Credit Analysis and Research Ltd. (CARE) is a leading, full service credit rating company in India. It offers a wide range of rating and grading services across a diverse range of debt instruments and related obligations covering a wide range of sectors, such as manufacturing, services, banks and infrastructure. It also provides general and customized industry research reports. Its clients includes banks and other financial institutions, private sector companies, central public sector undertakings, sub-sovereign entities, small and medium enterprises and micro-finance institutions, among others.

Key Highlights

- CARE is the second largest rating company in India in terms of rating turnover for the year ended March 31, 2012.

- Since incorporation in April 1993, CARE has completed 19,058 rating assignments and has rated Rs. 44,036.03 billion of debt as of September 30, 2012. It has rating relationships with 4,644 clients as of September 30, 2012.

- It is the leading credit rating agency in India for IPO grading, having graded the largest number of IPOs since the introduction of IPO grading in India.

- In November 2011, the Company acquired a 75.1% equity interest in Kalypto, a firm providing risk management software solutions. Pursuant to this acquisition, Kalypto has become a subsidiary of the Company.

- CARE provides technical assistance to HR Ratings De Mexico S.A. DE C.V. in Mexico, and in order to explore opportunities in Latin America, it provides technical assistance to Summa Ratings S.A., Ecuador with respect to providing credit ratings

- CARE is also recognized by the Capital Markets Development Authority, Republic of Maldives to carry out ratings of debt instruments and bank loans and facilities in respect of Maldivian companies through its office in Republic of Maldives.

- The Company has also been granted indirect recognition by the Hong Kong Monetary Authority as an external credit assessment institution for the purpose of the regulatory capital framework in Hong Kong.

- It's top shareholders includes domestic bank and financial institutions like IDBI Bank, Canara Bank, SBI Bank, IL&FS, Federal Bank etc.

Key Concerns

- The Company's business is impacted by changes in the volume of debt instruments issued and bank loans and facilities provided in the Indian debt market.

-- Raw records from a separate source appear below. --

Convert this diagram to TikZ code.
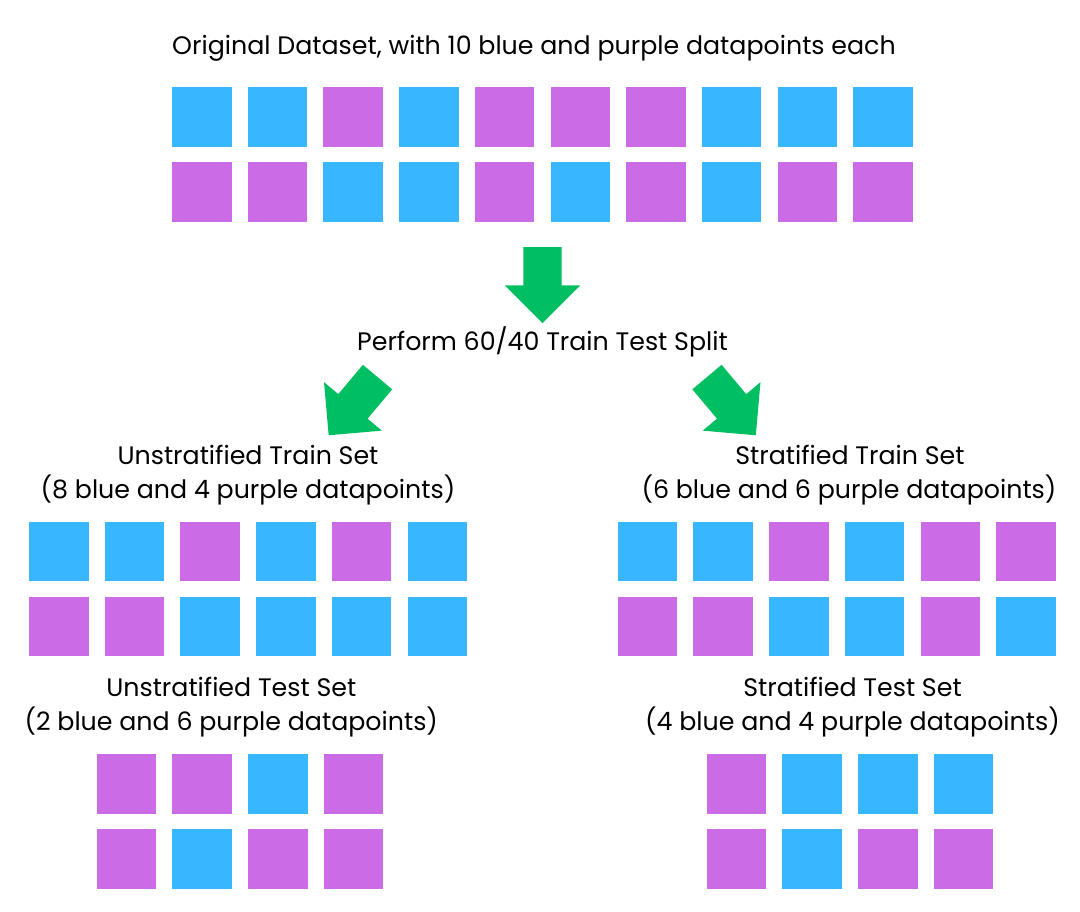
\documentclass[tikz,border=0pt]{standalone}
\usepackage{fontspec}
\setmainfont{Poppins}
\usetikzlibrary{shapes.arrows}

\definecolor{dpb}{HTML}{38B6FF}
\definecolor{dpp}{HTML}{CB6CE6}
\definecolor{arrowgreen}{HTML}{00BF63}

\begin{document}
\begin{tikzpicture}[x=1pt,y=-1pt]
        \tikzset{dp/.style = {fill=dp#1, minimum size=59.5pt, inner sep=0pt}}
        \tikzset{label/.style = {anchor=base, inner sep=0pt, font=\fontsize{25.3pt}{30pt}\selectfont}}
        \tikzset{bigarrow/.style = {single arrow, fill=arrowgreen, inner sep=0pt, inner ysep=18.9pt,
            minimum height=76pt, minimum width=75pt,
            single arrow head extend=18.6pt, single arrow tip angle=90, anchor=tip}}

        \fill[white] (0,0) rectangle (1080,912);
        \useasboundingbox (0,0) rectangle (1080,912);

        % original dataset
        \node[label] (title) at (534,55) {Original Dataset, with 10 blue and purple datapoints each};
        \foreach \r/\y/\cols in {1/116.8/{b,b,p,b,p,p,p,b,b,b}, 2/191.9/{p,p,b,b,p,b,p,b,p,p}}
            \foreach \c [count=\i] in \cols
                \node[dp=\c] (o-\r-\i) at ({201.75+75.7*(\i-1)}, \y) {};

        % split
        \node[bigarrow, rotate=-90] (a-down) at (542.5,323.3) {};
        \node[label] (split) at (542.5,350) {Perform 60/40 Train Test Split};
        \node[bigarrow, rotate=230] (a-left) at (328.5,435.5) {};
        \node[bigarrow, rotate=-50] (a-right) at (756,435.5) {};

        % unstratified
        \node[label] (utrain) at (248,464) {Unstratified Train Set};
        \node[label] (utrain-n) at (248,498) {(8 blue and 4 purple datapoints)};
        \foreach \r/\y/\cols in {1/551.5/{b,b,p,b,p,b}, 2/626.5/{p,p,b,b,b,b}}
            \foreach \c [count=\i] in \cols
                \node[dp=\c] (utr-\r-\i) at ({58.75+75.7*(\i-1)}, \y) {};

        \node[label] (utest) at (231.3,696.7) {Unstratified Test Set};
        \node[label] (utest-n) at (231.3,730.7) {(2 blue and 6 purple datapoints)};
        \foreach \r/\y/\cols in {1/783.8/{p,p,b,p}, 2/859/{p,b,p,p}}
            \foreach \c [count=\i] in \cols
                \node[dp=\c] (ute-\r-\i) at ({126.5+75.7*(\i-1)}, \y) {};

        % stratified
        \node[label] (strain) at (850,464) {Stratified Train Set};
        \node[label] (strain-n) at (849,498) {(6 blue and 6 purple datapoints)};
        \foreach \r/\y/\cols in {1/551.5/{b,b,p,b,p,p}, 2/626.5/{p,p,b,b,p,b}}
            \foreach \c [count=\i] in \cols
                \node[dp=\c] (str-\r-\i) at ({647.5+75.7*(\i-1)}, \y) {};

        \node[label] (stest) at (852.5,696.7) {Stratified Test Set};
        \node[label] (stest-n) at (852.5,730.7) {(4 blue and 4 purple datapoints)};
        \foreach \r/\y/\cols in {1/783.8/{p,b,b,b}, 2/859/{p,b,p,p}}
            \foreach \c [count=\i] in \cols
                \node[dp=\c] (ste-\r-\i) at ({736.5+75.7*(\i-1)}, \y) {};

    \end{tikzpicture}
\end{document}
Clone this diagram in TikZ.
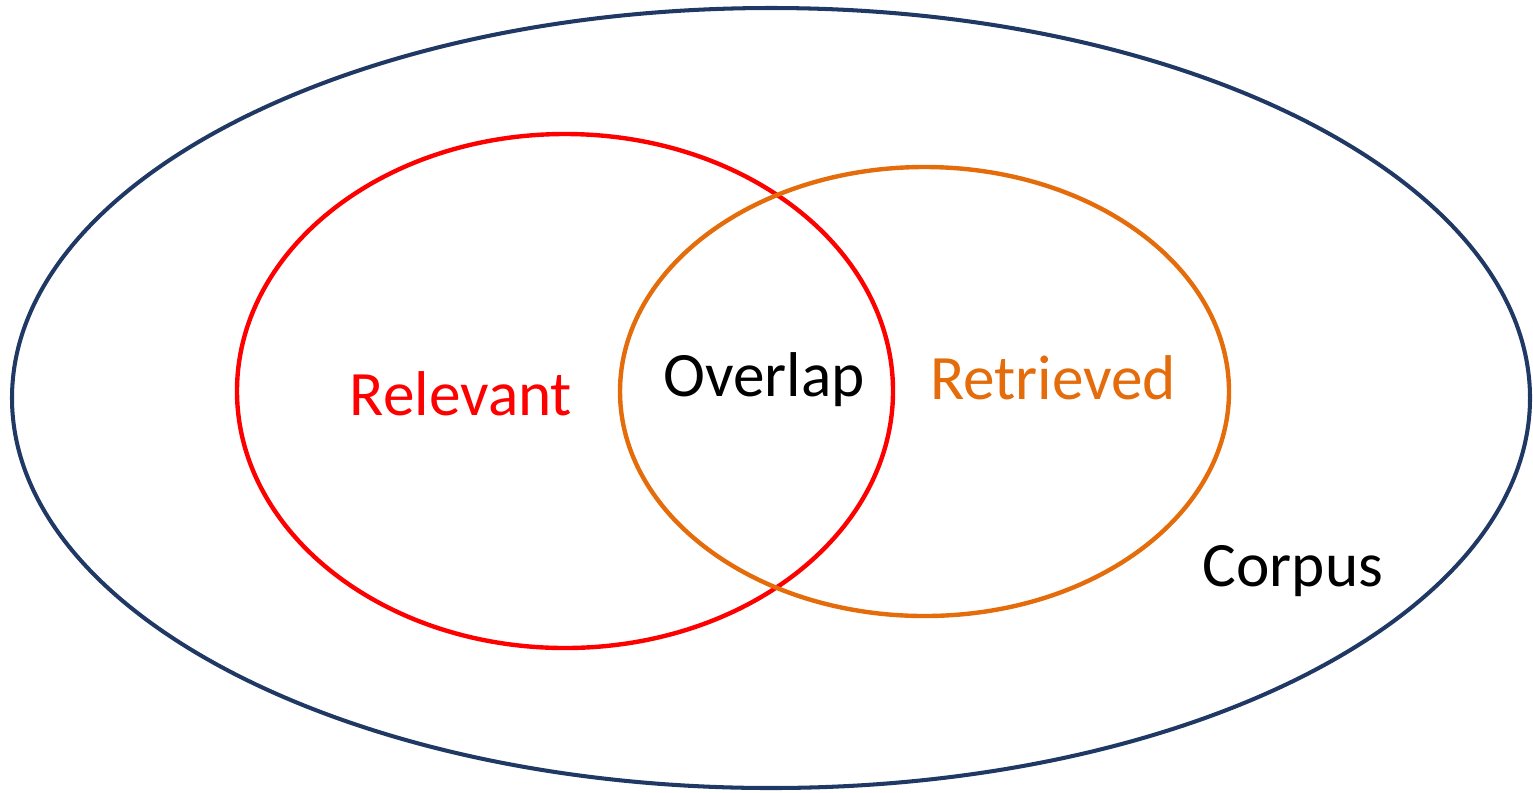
\documentclass[tikz,border=0pt]{standalone}
\usepackage{fontspec}
\setmainfont{Carlito}
\definecolor{navy}{RGB}{31,56,100}
\definecolor{relred}{RGB}{255,0,0}
\definecolor{retorange}{RGB}{228,108,10}
\begin{document}
\begin{tikzpicture}[x=0.02cm,y=-0.02cm,
  setline/.style={line width=2.5pt},
  lbl/.style={font=\fontsize{36}{43}\selectfont, inner sep=0pt}]
\useasboundingbox (0,0) rectangle (1533,792);
\coordinate (corpusc) at (771,398);
\coordinate (relc) at (565,391);
\coordinate (retc) at (924.5,391.5);
\draw[setline, navy, line width=2.3pt] (corpusc) ellipse [x radius=759, y radius=390];
\draw[setline, relred] (relc) ellipse [x radius=328, y radius=257];
\draw[setline, retorange] (retc) ellipse [x radius=304.5, y radius=224.5];
\node[lbl, text=relred] (relevant) at (461,394) {Relevant};
\node[lbl] (overlap) at (764,380) {Overlap};
\node[lbl, text=retorange] (retrieved) at (1053,378) {Retrieved};
\node[lbl] (corpus) at (1293,571) {Corpus};
\end{tikzpicture}
\end{document}
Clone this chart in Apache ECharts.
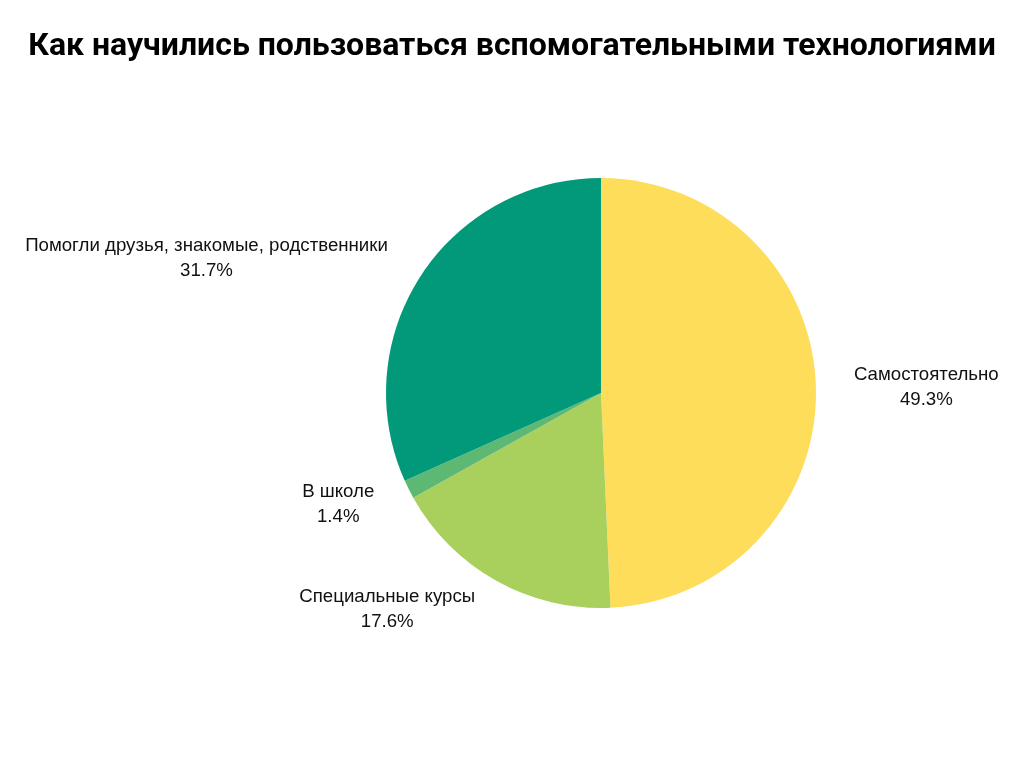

Any reduction in such volumes due to economic downturn or regulatory restrictions may adversely affect the business, results of operations and financial performance.

- Any increase in interest rates and credit spreads may negatively impact the issuance of debt instruments or demand for bank loans or facilities for which the company provides rating services.

- Over 80% of the Company's revneue is primarily on account of rating services. If it is not successfully able to diversify its business, its financial condition and results of operations may be adversely affected.

- If the banks whose clients avail credit rating services under the Basel II framework migrate to the internal rating based approach for credit risk (IRB Approach), it could have an adverse effect on the rating business, which may in turn have an adverse effect on the Company's business.

- A portion of the ratings business is driven by regulatory requirements or requires accreditation, recognition or approval from government authorities. Demand for ratings may decrease if there is a change in regulations which negatively impacts the volume of debt instruments issued or the demand for bank loans or facilities in the domestic markets. A decrease in demand for ratings would affect the Company's business.

Valuations & Recommendation:

CARE Ltd. is currently valued at 20.1x and 21.5x of its post issue annualized H1FY13 earnings at lower and upper price band respectively whereas it is valued at 4.7x and 5.0x on P/BV multiple. While comparing the company to its closest peers, the company appears to be fairly valued on most of the valuation parameters.

CARE's strong market position in rating debt instruments and bank facilities, brand presence, healthy financial position coupled with prominient client base makes the issue worth investing. However, the risk of slowdown in the credit market remains a major concern.